**INFORMATION PROVIDED:**
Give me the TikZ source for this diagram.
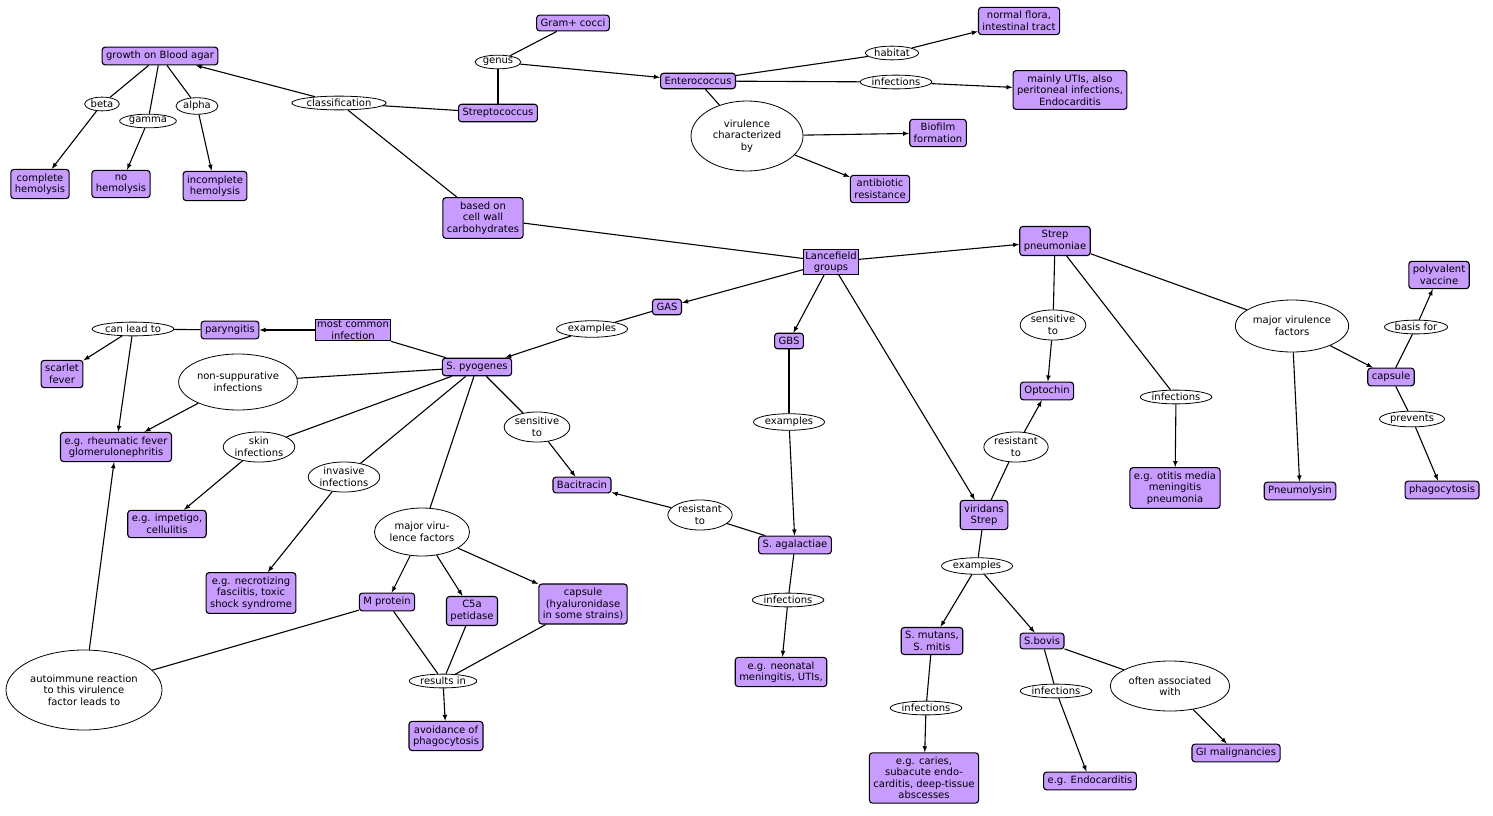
\documentclass[tikz,border=0pt]{standalone}
\usepackage{fontspec}
\setmainfont{DejaVu Sans}
\usetikzlibrary{arrows,shapes.geometric,positioning}
\definecolor{boxpurple}{RGB}{200,155,255}
\begin{document}
\begin{tikzpicture}
	[
	x=1pt, y=-1pt,
	every node/.style={font=\fontsize{10}{11.5}\selectfont, align=center},
  > = latex,
  box/.style = {draw, line width=1.1pt, fill=boxpurple, rounded corners=3pt, inner sep=4pt},
  sqbox/.style = {draw, line width=1.1pt, fill=boxpurple, inner sep=1.5pt},
  link/.style = {draw, ellipse, line width=0.8pt, fill=white, inner sep=1pt},
  every path/.style = {line width=1.1pt}
  ]
	\useasboundingbox (0,0) rectangle (1493,816);

	% concepts
	\node[box] (gram) at (573,23) {Gram+ cocci};
	\node[box] (blood) at (160,56) {growth on Blood agar};
	\node[box] (flora) at (1019,21) {normal flora,\\intestinal tract};
	\node[box] (entero) at (698,81) {Enterococcus};
	\node[box] (utis) at (1070,90) {mainly UTIs, also\\peritoneal infections,\\Endocarditis};
	\node[box] (strep) at (498,113) {Streptococcus};
	\node[box] (biofilm) at (938,133) {Biofilm\\formation};
	\node[box] (antib) at (880,189) {antibiotic\\resistance};
	\node[box] (complete) at (40,184) {complete\\hemolysis};
	\node[box] (nohem) at (121,184) {no\\hemolysis};
	\node[box] (incompl) at (215,186) {incomplete\\hemolysis};
	\node[box] (cellwall) at (483,218) {based on\\cell wall\\carbohydrates};
	\node[sqbox] (lance) at (831,262) {Lancefield\\groups};
	\node[box] (pneumo) at (1055,241) {Strep\\pneumoniae};
	\node[box] (polyv) at (1439,275) {polyvalent\\vaccine};
	\node[box] (gas) at (667,307) {GAS};
	\node[sqbox] (common) at (353,330) {most common\\infection};
	\node[box] (paryn) at (230,330) {paryngitis};
	\node[box] (gbs) at (789,341) {GBS};
	\node[box] (spyo) at (477,367) {S. pyogenes};
	\node[box] (scarlet) at (62,374) {scarlet\\fever};
	\node[box] (caps2) at (1391,377) {capsule};
	\node[box] (opto) at (1047,391) {Optochin};
	\node[box] (rheum) at (116,447) {e.g. rheumatic fever\\glomerulonephritis};
	\node[box] (bacit) at (582,485) {Bacitracin};
	\node[box] (otitis) at (1175,488) {e.g. otitis media\\meningitis\\pneumonia};
	\node[box] (pnlys) at (1300,491) {Pneumolysin};
	\node[box] (phago) at (1442,490) {phagocytosis};
	\node[box] (impet) at (167,524) {e.g. impetigo,\\cellulitis};
	\node[box] (virid) at (984,515) {viridans\\Strep};
	\node[box] (sagal) at (795,545) {S. agalactiae};
	\node[box] (necro) at (251,593) {e.g. necrotizing\\fasciitis, toxic\\shock syndrome};
	\node[box] (mprot) at (387,602) {M protein};
	\node[box] (cfive) at (472,611) {C5a\\petidase};
	\node[box] (caps1) at (583,604) {capsule\\(hyaluronidase\\in some strains)};
	\node[box] (mutans) at (932,641) {S. mutans,\\S. mitis};
	\node[box] (sbovis) at (1042,641) {S.bovis};
	\node[box] (neonat) at (781,672) {e.g. neonatal\\meningitis, UTIs,};
	\node[box] (avoid) at (446,736) {avoidance of\\phagocytosis};
	\node[box] (caries) at (924,778) {e.g. caries,\\subacute endo-\\carditis, deep-tissue\\abscesses};
	\node[box] (endoc) at (1090,781) {e.g. Endocarditis};
	\node[box] (gimal) at (1236,753) {GI malignancies};

	% linking phrases
	\node[link] (genus) at (498,62) {genus};
	\node[link] (habitat) at (892,53) {habitat};
	\node[link] (inf1) at (896,82) {infections};
	\node[link] (classif) at (339,103) {classification};
	\node[link] (beta) at (102,104) {beta};
	\node[link] (gamma) at (148,121) {gamma};
	\node[link] (alpha) at (197,106) {alpha};
	\node[link, minimum width=112, minimum height=70] (virul) at (747,136) {virulence\\characterized\\by};
	\node[link] (canlead) at (133,329) {can lead to};
	\node[link] (ex1) at (592,329) {examples};
	\node[link, minimum width=118, minimum height=56] (nonsupp) at (238,382) {non-suppurative\\infections};
	\node[link] (skin) at (259,447) {skin\\infections};
	\node[link] (invas) at (344,477) {invasive\\infections};
	\node[link] (sens1) at (537,427) {sensitive\\to};
	\node[link] (ex2) at (789,422) {examples};
	\node[link] (sens2) at (1053,325) {sensitive\\to};
	\node[link, minimum width=110, minimum height=52] (major2) at (1292,326) {major virulence\\factors};
	\node[link] (basis) at (1416,327) {basis for};
	\node[link] (inf2) at (1176,397) {infections};
	\node[link] (prev) at (1412,419) {prevents};
	\node[link] (resist1) at (1016,447) {resistant\\to};
	\node[link] (resist2) at (700,515) {resistant\\to};
	\node[link, minimum width=95, minimum height=48] (major1) at (422,532) {major viru-\\lence factors};
	\node[link] (ex3) at (977,566) {examples};
	\node[link] (inf3) at (788,600) {infections};
	\node[link, minimum width=156, minimum height=80] (autoimm) at (84,690) {autoimmune reaction\\to this virulence\\factor leads to};
	\node[link] (result) at (443,681) {results in};
	\node[link] (inf4) at (926,708) {infections};
	\node[link] (inf5) at (1056,691) {infections};
	\node[link, minimum width=118, minimum height=50] (often) at (1170,686) {often associated\\with};

	% connectors
	\draw (strep) -- (genus);
	\draw (genus) -- (gram);
	\draw[->] (genus) -- (entero);
	\draw (entero) -- (habitat);
	\draw[->] (habitat) -- (flora);
	\draw (entero) -- (inf1);
	\draw[->] (inf1) -- (utis);
	\draw (entero) -- (virul);
	\draw[->] (virul) -- (biofilm);
	\draw[->] (virul) -- (antib);
	\draw (strep) -- (classif);
	\draw[->] (classif) -- (blood);
	\draw (classif) -- (cellwall);
	\draw (blood) -- (beta);
	\draw[->] (beta) -- (complete);
	\draw (blood) -- (gamma);
	\draw[->] (gamma) -- (nohem);
	\draw (blood) -- (alpha);
	\draw[->] (alpha) -- (incompl);
	\draw (cellwall) -- (lance);
	\draw[->] (lance) -- (pneumo);
	\draw[->] (lance) -- (gas);
	\draw[->] (lance) -- (gbs);
	\draw[->] (lance) -- (virid);
	\draw (gas) -- (ex1);
	\draw[->] (ex1) -- (spyo);
	\draw (spyo) -- (common);
	\draw[->] (common) -- (paryn);
	\draw (paryn) -- (canlead);
	\draw[->] (canlead) -- (scarlet);
	\draw[->] (canlead) -- (rheum);
	\draw (spyo) -- (nonsupp);
	\draw[->] (nonsupp) -- (rheum);
	\draw (spyo) -- (skin);
	\draw[->] (skin) -- (impet);
	\draw (spyo) -- (invas);
	\draw[->] (invas) -- (necro);
	\draw (spyo) -- (sens1);
	\draw[->] (sens1) -- (bacit);
	\draw (spyo) -- (major1);
	\draw[->] (major1) -- (mprot);
	\draw[->] (major1) -- (cfive);
	\draw[->] (major1) -- (caps1);
	\draw (mprot) -- (result);
	\draw (cfive) -- (result);
	\draw (caps1) -- (result);
	\draw[->] (result) -- (avoid);
	\draw (mprot) -- (autoimm);
	\draw[->] (autoimm) -- (rheum);
	\draw (gbs) -- (ex2);
	\draw[->] (ex2) -- (sagal);
	\draw (sagal) -- (resist2);
	\draw[->] (resist2) -- (bacit);
	\draw (sagal) -- (inf3);
	\draw[->] (inf3) -- (neonat);
	\draw (pneumo) -- (sens2);
	\draw[->] (sens2) -- (opto);
	\draw (pneumo) -- (inf2);
	\draw[->] (inf2) -- (otitis);
	\draw (pneumo) -- (major2);
	\draw[->] (major2) -- (caps2);
	\draw[->] (major2) -- (pnlys);
	\draw (caps2) -- (basis);
	\draw[->] (basis) -- (polyv);
	\draw (caps2) -- (prev);
	\draw[->] (prev) -- (phago);
	\draw (virid) -- (resist1);
	\draw[->] (resist1) -- (opto);
	\draw (virid) -- (ex3);
	\draw[->] (ex3) -- (mutans);
	\draw[->] (ex3) -- (sbovis);
	\draw (mutans) -- (inf4);
	\draw[->] (inf4) -- (caries);
	\draw (sbovis) -- (inf5);
	\draw[->] (inf5) -- (endoc);
	\draw (sbovis) -- (often);
	\draw[->] (often) -- (gimal);

\end{tikzpicture}
\end{document}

**SHORT TASK:** Copy nothing but the lines from the top of the data down to the line containing "(0,0) rectangle (1493,816);", and leave the pictures out.

**SOLUTION:**
Give me the TikZ source for this diagram.
\documentclass[tikz,border=0pt]{standalone}
\usepackage{fontspec}
\setmainfont{DejaVu Sans}
\usetikzlibrary{arrows,shapes.geometric,positioning}
\definecolor{boxpurple}{RGB}{200,155,255}
\begin{document}
\begin{tikzpicture}
	[
	x=1pt, y=-1pt,
	every node/.style={font=\fontsize{10}{11.5}\selectfont, align=center},
  > = latex,
  box/.style = {draw, line width=1.1pt, fill=boxpurple, rounded corners=3pt, inner sep=4pt},
  sqbox/.style = {draw, line width=1.1pt, fill=boxpurple, inner sep=1.5pt},
  link/.style = {draw, ellipse, line width=0.8pt, fill=white, inner sep=1pt},
  every path/.style = {line width=1.1pt}
  ]
	\useasboundingbox (0,0) rectangle (1493,816);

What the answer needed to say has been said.